Rows from a dataset of charts and code
--- START ---
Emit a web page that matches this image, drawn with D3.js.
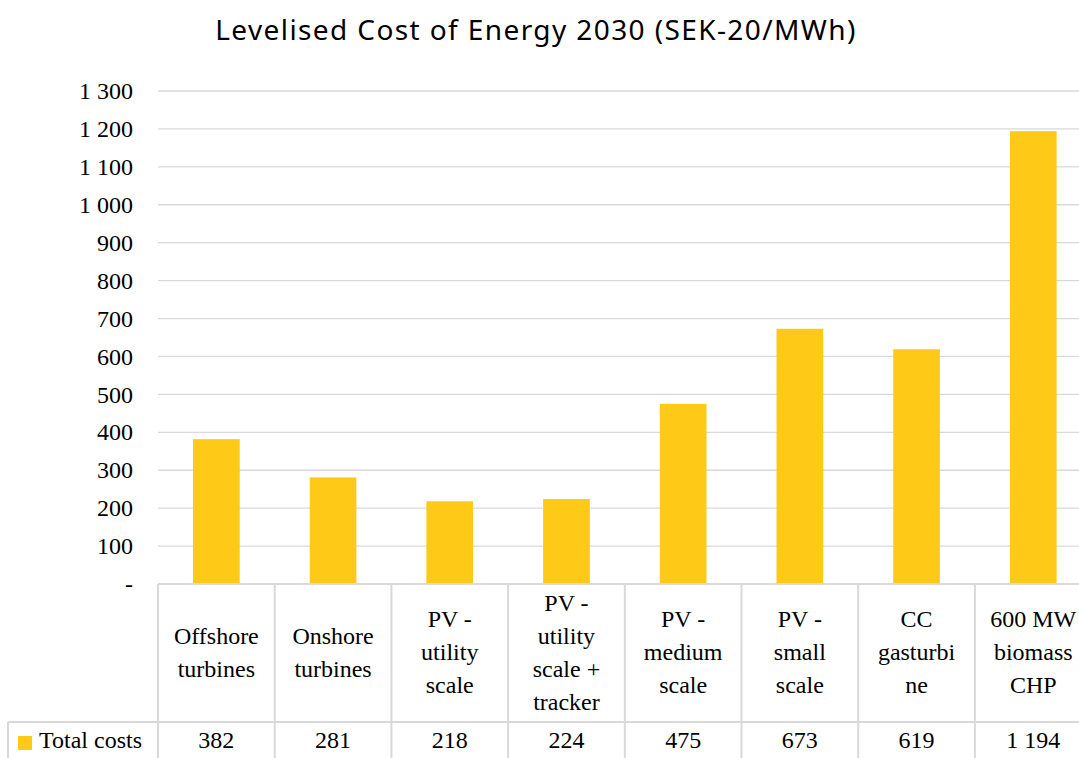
<!DOCTYPE html>
<html>
<head>
<meta charset="utf-8">
<script src="https://cdn.jsdelivr.net/npm/d3@7"></script>
<style>
  body { margin: 0; background: #fff; }
  svg { display: block; }
</style>
</head>
<body>
<div id="chart"></div>
<script>
// chart values
var categories = ["Offshore\nturbines", "Onshore\nturbines", "PV -\nutility\nscale", "PV -\nutility\nscale +\ntracker",
                  "PV -\nmedium\nscale", "PV -\nsmall\nscale", "CC\ngasturbi\nne", "600 MW\nbiomass\nCHP"];
var totalCosts = [382, 281, 218, 224, 475, 673, 619, 1194];
var yTicks = [0, 100, 200, 300, 400, 500, 600, 700, 800, 900, 1000, 1100, 1200, 1300];
var seriesName = "Total costs";
var titleText = "Levelised Cost of Energy 2030 (SEK-20/MWh)";

var W = 1079, H = 758;
var barColor = "#ffc917";
var lineColor = "#d9d9d9";
var serif = "'Liberation Serif', serif";
var fontSize = "24px";

var svg = d3.select("#chart").append("svg")
    .attr("width", W)
    .attr("height", H);

// plot area bounds
var left = 158, colW = 116.7, plotTop = 91, plotBottom = 584;
var right = left + colW * categories.length;

var locale = d3.formatLocale({decimal: ",", thousands: " ", grouping: [3], currency: ["", ""]});
var fmt = locale.format(",");
var tickFmt = function (d) { return d === 0 ? "-" : fmt(d); };

var x = d3.scaleBand()
    .domain(categories)
    .range([left, right])
    .paddingInner(0.6)
    .paddingOuter(0.3);

var y = d3.scaleLinear()
    .domain([0, 1300])
    .range([plotBottom, plotTop]);

//title
svg.append("text")
    .attr("x", 536)
    .attr("y", 40)
    .attr("text-anchor", "middle")
    .style("font-family", "'Noto Sans', sans-serif")
    .style("font-size", "28px")
    .style("letter-spacing", "1.4px")
    .attr("fill", "#000")
    .text(titleText);

//gridlines
svg.append("g")
    .selectAll("line")
    .data(yTicks.filter(function (d) { return d > 0; }))
    .enter().append("line")
        .attr("x1", left)
        .attr("x2", right)
        .attr("y1", function (d) { return y(d); })
        .attr("y2", function (d) { return y(d); })
        .attr("stroke", lineColor)
        .attr("stroke-width", 1.3);

//y axis labels
var yAxis = d3.axisLeft(y).tickValues(yTicks).tickFormat(tickFmt).tickSize(0).tickPadding(25);
var gy = svg.append("g")
    .attr("transform", "translate(" + left + ",0)")
    .call(yAxis);
gy.select(".domain").remove();
gy.selectAll("text")
    .style("font-family", serif)
    .style("font-size", fontSize)
    .attr("fill", "#000");

//bars
svg.append("g")
    .selectAll("rect")
    .data(totalCosts)
    .enter().append("rect")
        .attr("x", function (d, i) { return x(categories[i]); })
        .attr("y", function (d) { return y(d); })
        .attr("width", x.bandwidth())
        .attr("height", function (d) { return y(0) - y(d); })
        .attr("fill", barColor);

// data table under the chart
var rowSplit = 722, tableBottom = 770, tableLeft = 8;
var t = svg.append("g");

// horizontal lines
t.append("line").attr("x1", left).attr("x2", right).attr("y1", plotBottom).attr("y2", plotBottom);
t.append("line").attr("x1", tableLeft).attr("x2", right).attr("y1", rowSplit).attr("y2", rowSplit);
// vertical lines
t.append("line").attr("x1", tableLeft).attr("x2", tableLeft).attr("y1", rowSplit).attr("y2", tableBottom);
t.selectAll(".vline")
    .data(d3.range(categories.length + 1))
    .enter().append("line")
        .attr("class", "vline")
        .attr("x1", function (i) { return left + i * colW; })
        .attr("x2", function (i) { return left + i * colW; })
        .attr("y1", plotBottom)
        .attr("y2", tableBottom);
t.selectAll("line")
    .attr("stroke", lineColor)
    .attr("stroke-width", 2);

// category labels
var lineH = 33;
var cellMid = (plotBottom + rowSplit) / 2;
categories.forEach(function (c, i) {
    var lines = c.split("\n");
    var cx = x(c) + x.bandwidth() / 2;
    var firstBase = cellMid + 7 - (lines.length - 1) * lineH / 2;
    var txt = t.append("text")
        .attr("text-anchor", "middle")
        .style("font-family", serif)
        .style("font-size", fontSize)
        .attr("fill", "#000");
    lines.forEach(function (l, j) {
        txt.append("tspan")
            .attr("x", cx)
            .attr("y", firstBase + j * lineH)
            .text(l);
    });
});

// value row
t.selectAll(".val")
    .data(totalCosts)
    .enter().append("text")
        .attr("class", "val")
        .attr("x", function (d, i) { return x(categories[i]) + x.bandwidth() / 2; })
        .attr("y", 748)
        .attr("text-anchor", "middle")
        .style("font-family", serif)
        .style("font-size", fontSize)
        .attr("fill", "#000")
        .text(function (d) { return fmt(d); });

// legend key in the table
t.append("rect")
    .attr("x", 18).attr("y", 736)
    .attr("width", 14).attr("height", 14)
    .attr("fill", barColor);
t.append("text")
    .attr("x", 39).attr("y", 748)
    .style("font-family", serif)
    .style("font-size", fontSize)
    .attr("fill", "#000")
    .text(seriesName);
</script>
</body>
</html>
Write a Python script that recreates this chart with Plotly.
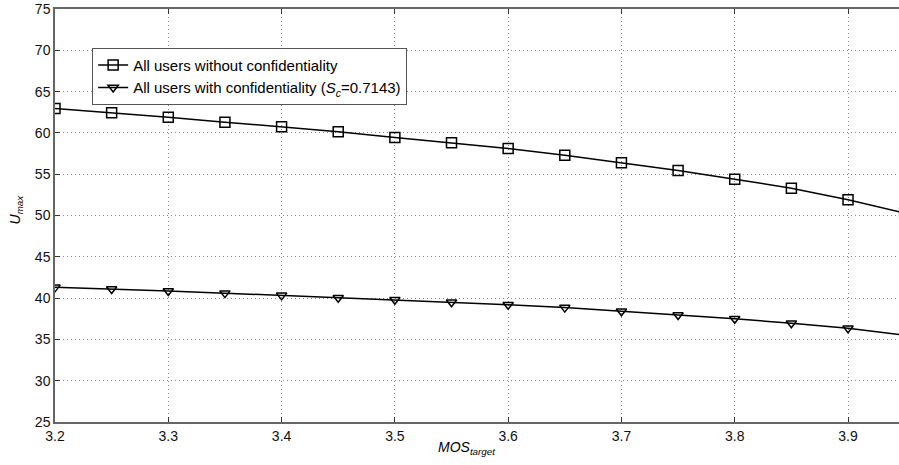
import plotly.graph_objects as go

mos_target = [3.2, 3.25, 3.3, 3.35, 3.4, 3.45, 3.5, 3.55, 3.6, 3.65, 3.7, 3.75, 3.8, 3.85, 3.9, 3.95]
u_without = [62.95, 62.45, 61.9, 61.3, 60.75, 60.15, 59.45, 58.8, 58.1, 57.3, 56.4, 55.45, 54.4, 53.3, 51.9, 50.3]
u_with = [41.3, 41.1, 40.85, 40.6, 40.33, 40.05, 39.8, 39.5, 39.2, 38.85, 38.4, 37.95, 37.5, 36.95, 36.35, 35.5]

x_ticks = [3.2, 3.3, 3.4, 3.5, 3.6, 3.7, 3.8, 3.9]
y_ticks = [25, 30, 35, 40, 45, 50, 55, 60, 65, 70, 75]

FONT = "Liberation Sans, Arial, Helvetica, sans-serif"

fig = go.Figure()
fig.add_trace(go.Scatter(
    x=mos_target, y=u_without, mode="lines+markers",
    name="All users without confidentiality",
    line=dict(color="black", width=1.5),
    marker=dict(symbol="square-open", size=10, color="black", line=dict(width=1.5)),
))
fig.add_trace(go.Scatter(
    x=mos_target, y=u_with, mode="lines+markers",
    name="All users with confidentiality (<i>S<sub>c</sub></i>=0.7143)",
    line=dict(color="black", width=1.5),
    marker=dict(symbol="triangle-down-open", size=9, color="black", line=dict(width=1.5)),
))

axis_common = dict(
    showgrid=True, gridcolor="#888888", griddash="1px,3px", gridwidth=1,
    ticks="inside", ticklen=5, tickcolor="#333333",
    showline=True, linecolor="#666666", linewidth=1.5,
    zeroline=False, automargin=False,
    tickfont=dict(family=FONT, size=14, color="#111111"),
)

fig.update_layout(
    width=899, height=465,
    margin=dict(l=55, r=0, t=9, b=43, autoexpand=False),
    paper_bgcolor="white", plot_bgcolor="white",
    font=dict(family=FONT, color="black"),
    xaxis=dict(
        range=[3.2, 3.945], tickvals=x_ticks,
        ticktext=[f"{v:.1f}" for v in x_ticks],
        mirror="ticks",
        **axis_common,
    ),
    yaxis=dict(
        range=[25, 75], tickvals=y_ticks,
        **axis_common,
    ),
    legend=dict(
        x=0.044, y=0.906, xanchor="left", yanchor="top",
        bgcolor="white", bordercolor="#555555", borderwidth=1,
        font=dict(family=FONT, size=15, color="black"),
        tracegroupgap=0, itemwidth=30,
    ),
    showlegend=True,
    annotations=[
        dict(text="<i>MOS</i><sub><i>target</i></sub>", xref="paper", yref="paper",
             x=0.488, y=-0.062, xanchor="center", yanchor="middle", showarrow=False,
             font=dict(family=FONT, size=14, color="black")),
        dict(text="<i>U</i><sub><i>max</i></sub>", xref="paper", yref="paper",
             x=-0.046, y=0.515, xanchor="center", yanchor="middle", showarrow=False,
             textangle=-90, font=dict(family=FONT, size=14, color="black")),
    ],
)

fig.write_html(
    "out.html",
    config={"displayModeBar": False},
    post_script="document.body.style.margin='0';document.body.style.overflow='hidden';",
)
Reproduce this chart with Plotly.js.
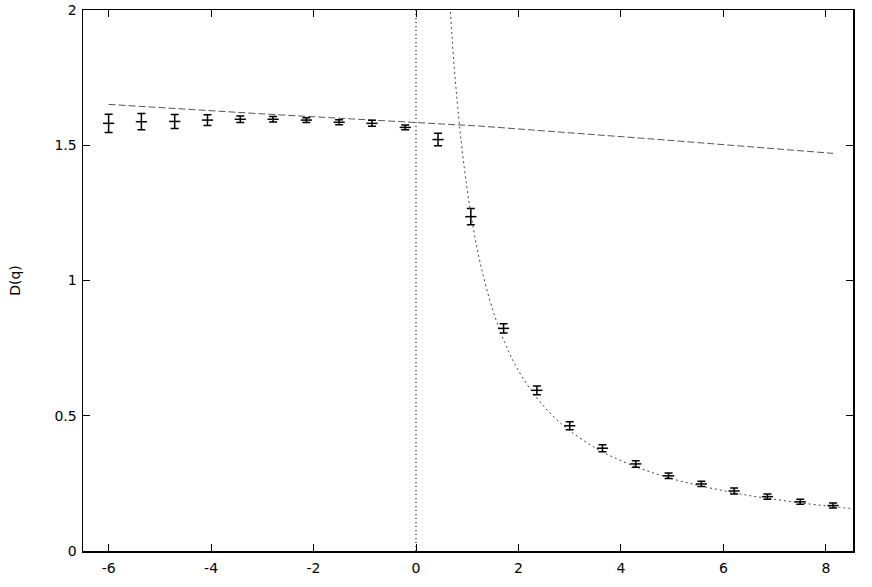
<!DOCTYPE html>
<html>
<head>
<meta charset="utf-8">
<script src="https://cdn.plot.ly/plotly-3.0.1.min.js"></script>
<style>html,body{margin:0;padding:0;background:#fff;}#chart{width:872px;height:587px;}</style>
</head>
<body>
<div id="chart"></div>
<script>
// Measured D(q) with error bars
const qData = [-6, -5.36, -4.71, -4.07, -3.43, -2.79, -2.14, -1.5, -0.86, -0.21, 0.43, 1.07, 1.71, 2.36, 3.0, 3.64, 4.29, 4.93, 5.57, 6.21, 6.86, 7.5, 8.14];
const dData = [1.581, 1.587, 1.588, 1.593, 1.596, 1.596, 1.593, 1.585, 1.581, 1.566, 1.521, 1.236, 0.823, 0.594, 0.463, 0.380, 0.322, 0.278, 0.248, 0.222, 0.201, 0.182, 0.168];
const dErr  = [0.034, 0.030, 0.026, 0.020, 0.012, 0.010, 0.009, 0.009, 0.011, 0.009, 0.023, 0.030, 0.017, 0.016, 0.015, 0.013, 0.012, 0.010, 0.010, 0.011, 0.010, 0.009, 0.009];

// Dashed reference line
const qLine = [-6, -3, 0, 1.24, 4.69, 8.14];
const dLine = [1.651, 1.616, 1.584, 1.571, 1.522, 1.470];

// Dotted fitted curve
const qCurve = [0.66, 0.7, 0.75, 0.8, 0.85, 0.9, 1.0, 1.1, 1.25, 1.5, 1.75, 2.0, 2.35, 2.7, 3.0, 3.5, 4.0, 4.5, 5.0, 5.5, 6.0, 6.5, 7.0, 7.5, 8.0, 8.5];
const dCurve = [2.03, 1.91, 1.78, 1.67, 1.573, 1.483, 1.335, 1.214, 1.068, 0.890, 0.763, 0.667, 0.568, 0.494, 0.445, 0.381, 0.334, 0.297, 0.267, 0.243, 0.223, 0.205, 0.191, 0.178, 0.167, 0.157];

// Vertical zero line
const qZero = [0, 0];
const dZero = [0, 2];

const xTicks = [-6, -4, -2, 0, 2, 4, 6, 8];
const xTickText = ['-6', '-4', '-2', '0', '2', '4', '6', '8'];
const yTicks = [0, 0.5, 1, 1.5, 2];
const yTickText = ['0', '0.5', '1', '1.5', '2'];

const traces = [
  {x: qZero, y: dZero, mode: 'lines', line: {color: '#000', width: 1.2, dash: '1px,3px'}, hoverinfo: 'skip'},
  {x: qLine, y: dLine, mode: 'lines', line: {color: '#555', width: 1, dash: '7px,3px'}},
  {x: qCurve, y: dCurve, mode: 'lines', line: {color: '#444', width: 1, dash: '2px,3px', shape: 'spline'}},
  {x: qData, y: dData, mode: 'markers',
   marker: {symbol: 'line-ew-open', size: 8, color: '#000', line: {color: '#000', width: 1.5}},
   error_y: {type: 'data', array: dErr, visible: true, color: '#000', thickness: 1.5, width: 4}}
];

const fnt = {family: 'DejaVu Sans, sans-serif', size: 14, color: '#000'};
const layout = {
  width: 872, height: 587,
  margin: {l: 83, r: 19, t: 10, b: 36},
  paper_bgcolor: '#fff', plot_bgcolor: '#fff',
  showlegend: false,
  font: fnt,
  xaxis: {
    range: [-6.5, 8.53], tickvals: xTicks, ticktext: xTickText,
    ticks: 'inside', ticklen: 7, tickwidth: 1, tickcolor: '#000',
    showline: true, linecolor: '#000', linewidth: 1.5, mirror: 'ticks',
    showgrid: false, zeroline: false, tickfont: fnt, ticklabelstandoff: 4
  },
  yaxis: {
    range: [0, 2], tickvals: yTicks, ticktext: yTickText,
    ticks: 'inside', ticklen: 7, tickwidth: 1, tickcolor: '#000',
    showline: true, linecolor: '#000', linewidth: 1.5, mirror: 'ticks',
    showgrid: false, zeroline: false, tickfont: fnt, ticklabelstandoff: 2,
    title: {text: 'D(q)', font: {family: 'DejaVu Sans, sans-serif', size: 14, color: '#000'}, standoff: 30}
  }
};

Plotly.newPlot('chart', traces, layout, {displayModeBar: false, staticPlot: true});
</script>
</body>
</html>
--- END ---
[SET PROBLEM] Omit the pictures. Extract exactly the lines that begin with the one holding "Write a Python" and end with the one holding "import plotly.graph_objects as go", inclusive.

[WORKED ANSWER]
Write a Python script that recreates this chart with Plotly.
import plotly.graph_objects as go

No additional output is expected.